BEGIN Supplied material
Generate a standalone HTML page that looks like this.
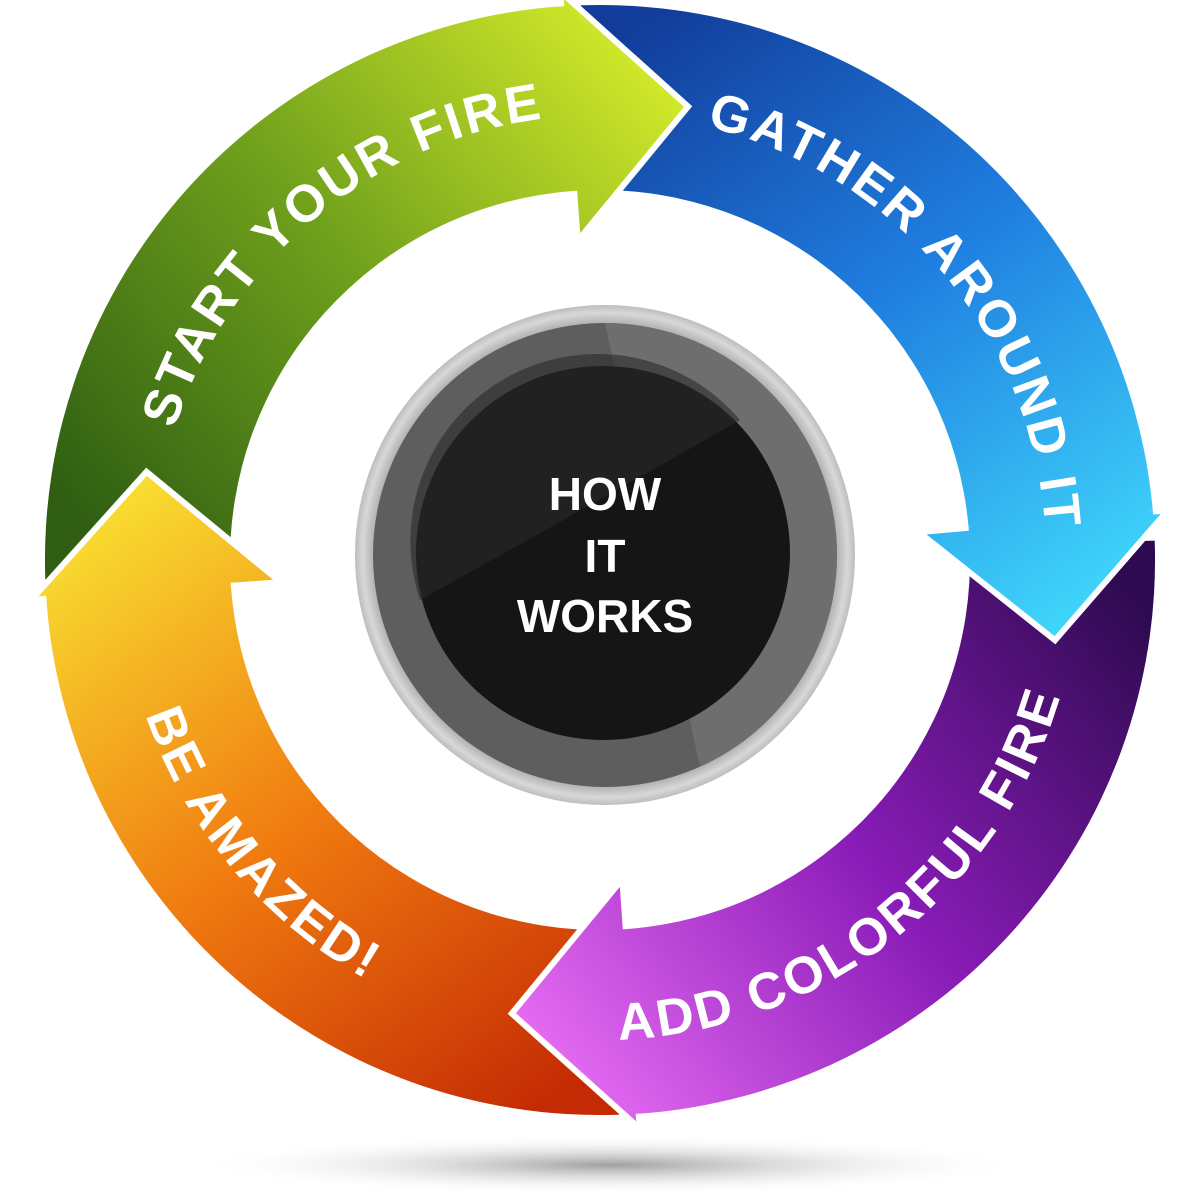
<!DOCTYPE html>
<html><head><meta charset="utf-8"><style>
html,body{margin:0;padding:0;background:#fff;}
svg{display:block;}
</style></head><body>
<svg width="1200" height="1200" viewBox="0 0 1200 1200" xmlns="http://www.w3.org/2000/svg">
<defs>
<linearGradient id="gG" gradientUnits="userSpaceOnUse" x1="80" y1="520" x2="640" y2="40">
<stop offset="0" stop-color="#2f5e12"/><stop offset="0.5" stop-color="#6fa01c"/><stop offset="1" stop-color="#d4ea2a"/></linearGradient>
<linearGradient id="gB" gradientUnits="userSpaceOnUse" x1="640" y1="20" x2="1060" y2="620">
<stop offset="0" stop-color="#123c9a"/><stop offset="0.5" stop-color="#1f7fe0"/><stop offset="1" stop-color="#3fd4fa"/></linearGradient>
<linearGradient id="gP" gradientUnits="userSpaceOnUse" x1="1140" y1="600" x2="540" y2="1060">
<stop offset="0" stop-color="#2e0a50"/><stop offset="0.5" stop-color="#8a1cb8"/><stop offset="1" stop-color="#e66cf2"/></linearGradient>
<linearGradient id="gO" gradientUnits="userSpaceOnUse" x1="560" y1="1100" x2="120" y2="500">
<stop offset="0" stop-color="#c42a04"/><stop offset="0.5" stop-color="#f07a10"/><stop offset="1" stop-color="#f8dc30"/></linearGradient>
<radialGradient id="ring" cx="0.5" cy="0.5" r="0.5">
<stop offset="0.9" stop-color="#9a9a9a"/><stop offset="0.97" stop-color="#d8d8d8"/><stop offset="1" stop-color="#bdbdbd"/></radialGradient>
<radialGradient id="shadow" cx="0.5" cy="0.5" r="0.5">
<stop offset="0" stop-color="#888" stop-opacity="0.8"/><stop offset="1" stop-color="#fff" stop-opacity="0"/></radialGradient>
<path id="tG" d="M161.8 637.3 A445 445 0 0 1 752.2 141.8"/>
<path id="tB" d="M522.7 121.8 A443 443 0 0 1 1018.2 712.2"/>
<path id="tP" d="M420.2 1005.1 A480 480 0 0 0 1075.3 493.2"/>
<path id="tO" d="M148.9 395.8 A480 480 0 0 0 683.3 1032.7"/>
</defs>
<ellipse cx="610" cy="1165" rx="420" ry="30" fill="url(#shadow)"/>

<path d="M45.3 579.4 A555 555 0 0 1 561.3 6.3 L574.2 190.9 A370 370 0 0 0 230.2 572.9 Z" fill="url(#gG)"/>
<path d="M580.6 5.3 A555 555 0 0 1 1152.9 511.6 L968.6 527.7 A370 370 0 0 0 587.1 190.2 Z" fill="url(#gB)"/>
<path d="M1154.7 540.6 A555 555 0 0 1 638.7 1113.7 L625.8 929.1 A370 370 0 0 0 969.8 547.1 Z" fill="url(#gP)"/>
<path d="M619.4 1114.7 A555 555 0 0 1 46.3 598.7 L230.9 585.8 A370 370 0 0 0 612.9 929.8 Z" fill="url(#gO)"/>

<g stroke="#fff" stroke-width="6" stroke-linejoin="miter">
<path d="M561.3 6.3 L560.2 -8.6 L688.1 106.5 L577.7 240.8 L574.2 190.9" fill="url(#gG)"/>
<path d="M1152.9 511.6 L1167.8 510.3 L1055 640.2 L918.8 532.1 L968.6 527.7" fill="url(#gB)"/>
<path d="M638.7 1113.7 L639.8 1128.6 L511.8 1013.5 L622.3 879.2 L625.8 929.1" fill="url(#gP)"/>
<path d="M46.3 598.7 L31.4 599.8 L146.5 471.8 L280.8 582.3 L230.9 585.8" fill="url(#gO)"/>
</g>
<path d="M562 10 L573.5 187" stroke="url(#gG)" stroke-width="8"/>
<path d="M1149 512 L972 527" stroke="url(#gB)" stroke-width="8"/>
<path d="M638.4 1110 L626 933" stroke="url(#gP)" stroke-width="8"/>
<path d="M50 598.4 L227 586" stroke="url(#gO)" stroke-width="8"/>

<g font-family="Liberation Sans, sans-serif" font-weight="bold" font-size="52" fill="#fff" letter-spacing="3">
<text><textPath href="#tG" startOffset="50%" text-anchor="middle">START YOUR FIRE</textPath></text>
<text><textPath href="#tB" startOffset="50%" text-anchor="middle">GATHER AROUND IT</textPath></text>
<text><textPath href="#tP" startOffset="50%" text-anchor="middle">ADD COLORFUL FIRE</textPath></text>
<text><textPath href="#tO" startOffset="50%" text-anchor="middle">BE AMAZED!</textPath></text>
</g>

<circle cx="605" cy="555" r="250" fill="url(#ring)"/>
<circle cx="605" cy="555" r="232" fill="#5e5e5e"/>
<path d="M605 323 A232 232 0 0 1 837 555 A232 232 0 0 1 700 767 Z" fill="#7a7a7a" opacity="0.6"/>
<circle cx="603" cy="553" r="187" fill="#151515"/>
<path d="M420 600 A187 187 0 0 1 740 420 Q600 500 420 600 Z" fill="#2a2a2a" opacity="0.6"/>
<g font-family="Liberation Sans, sans-serif" font-weight="bold" font-size="46" fill="#fff" text-anchor="middle">
<text x="605" y="510">HOW</text>
<text x="605" y="572">IT</text>
<text x="605" y="632">WORKS</text>
</g>
</svg>
</body></html>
END Supplied material
■ Given exercise:
All of the data needs repeating exactly, but the pictures do not.

■ Complete output:
Generate a standalone HTML page that looks like this.
<!DOCTYPE html>
<html><head><meta charset="utf-8"><style>
html,body{margin:0;padding:0;background:#fff;}
svg{display:block;}
</style></head><body>
<svg width="1200" height="1200" viewBox="0 0 1200 1200" xmlns="http://www.w3.org/2000/svg">
<defs>
<linearGradient id="gG" gradientUnits="userSpaceOnUse" x1="80" y1="520" x2="640" y2="40">
<stop offset="0" stop-color="#2f5e12"/><stop offset="0.5" stop-color="#6fa01c"/><stop offset="1" stop-color="#d4ea2a"/></linearGradient>
<linearGradient id="gB" gradientUnits="userSpaceOnUse" x1="640" y1="20" x2="1060" y2="620">
<stop offset="0" stop-color="#123c9a"/><stop offset="0.5" stop-color="#1f7fe0"/><stop offset="1" stop-color="#3fd4fa"/></linearGradient>
<linearGradient id="gP" gradientUnits="userSpaceOnUse" x1="1140" y1="600" x2="540" y2="1060">
<stop offset="0" stop-color="#2e0a50"/><stop offset="0.5" stop-color="#8a1cb8"/><stop offset="1" stop-color="#e66cf2"/></linearGradient>
<linearGradient id="gO" gradientUnits="userSpaceOnUse" x1="560" y1="1100" x2="120" y2="500">
<stop offset="0" stop-color="#c42a04"/><stop offset="0.5" stop-color="#f07a10"/><stop offset="1" stop-color="#f8dc30"/></linearGradient>
<radialGradient id="ring" cx="0.5" cy="0.5" r="0.5">
<stop offset="0.9" stop-color="#9a9a9a"/><stop offset="0.97" stop-color="#d8d8d8"/><stop offset="1" stop-color="#bdbdbd"/></radialGradient>
<radialGradient id="shadow" cx="0.5" cy="0.5" r="0.5">
<stop offset="0" stop-color="#888" stop-opacity="0.8"/><stop offset="1" stop-color="#fff" stop-opacity="0"/></radialGradient>
<path id="tG" d="M161.8 637.3 A445 445 0 0 1 752.2 141.8"/>
<path id="tB" d="M522.7 121.8 A443 443 0 0 1 1018.2 712.2"/>
<path id="tP" d="M420.2 1005.1 A480 480 0 0 0 1075.3 493.2"/>
<path id="tO" d="M148.9 395.8 A480 480 0 0 0 683.3 1032.7"/>
</defs>
<ellipse cx="610" cy="1165" rx="420" ry="30" fill="url(#shadow)"/>

<path d="M45.3 579.4 A555 555 0 0 1 561.3 6.3 L574.2 190.9 A370 370 0 0 0 230.2 572.9 Z" fill="url(#gG)"/>
<path d="M580.6 5.3 A555 555 0 0 1 1152.9 511.6 L968.6 527.7 A370 370 0 0 0 587.1 190.2 Z" fill="url(#gB)"/>
<path d="M1154.7 540.6 A555 555 0 0 1 638.7 1113.7 L625.8 929.1 A370 370 0 0 0 969.8 547.1 Z" fill="url(#gP)"/>
<path d="M619.4 1114.7 A555 555 0 0 1 46.3 598.7 L230.9 585.8 A370 370 0 0 0 612.9 929.8 Z" fill="url(#gO)"/>

<g stroke="#fff" stroke-width="6" stroke-linejoin="miter">
<path d="M561.3 6.3 L560.2 -8.6 L688.1 106.5 L577.7 240.8 L574.2 190.9" fill="url(#gG)"/>
<path d="M1152.9 511.6 L1167.8 510.3 L1055 640.2 L918.8 532.1 L968.6 527.7" fill="url(#gB)"/>
<path d="M638.7 1113.7 L639.8 1128.6 L511.8 1013.5 L622.3 879.2 L625.8 929.1" fill="url(#gP)"/>
<path d="M46.3 598.7 L31.4 599.8 L146.5 471.8 L280.8 582.3 L230.9 585.8" fill="url(#gO)"/>
</g>
<path d="M562 10 L573.5 187" stroke="url(#gG)" stroke-width="8"/>
<path d="M1149 512 L972 527" stroke="url(#gB)" stroke-width="8"/>
<path d="M638.4 1110 L626 933" stroke="url(#gP)" stroke-width="8"/>
<path d="M50 598.4 L227 586" stroke="url(#gO)" stroke-width="8"/>

<g font-family="Liberation Sans, sans-serif" font-weight="bold" font-size="52" fill="#fff" letter-spacing="3">
<text><textPath href="#tG" startOffset="50%" text-anchor="middle">START YOUR FIRE</textPath></text>
<text><textPath href="#tB" startOffset="50%" text-anchor="middle">GATHER AROUND IT</textPath></text>
<text><textPath href="#tP" startOffset="50%" text-anchor="middle">ADD COLORFUL FIRE</textPath></text>
<text><textPath href="#tO" startOffset="50%" text-anchor="middle">BE AMAZED!</textPath></text>
</g>

<circle cx="605" cy="555" r="250" fill="url(#ring)"/>
<circle cx="605" cy="555" r="232" fill="#5e5e5e"/>
<path d="M605 323 A232 232 0 0 1 837 555 A232 232 0 0 1 700 767 Z" fill="#7a7a7a" opacity="0.6"/>
<circle cx="603" cy="553" r="187" fill="#151515"/>
<path d="M420 600 A187 187 0 0 1 740 420 Q600 500 420 600 Z" fill="#2a2a2a" opacity="0.6"/>
<g font-family="Liberation Sans, sans-serif" font-weight="bold" font-size="46" fill="#fff" text-anchor="middle">
<text x="605" y="510">HOW</text>
<text x="605" y="572">IT</text>
<text x="605" y="632">WORKS</text>
</g>
</svg>
</body></html>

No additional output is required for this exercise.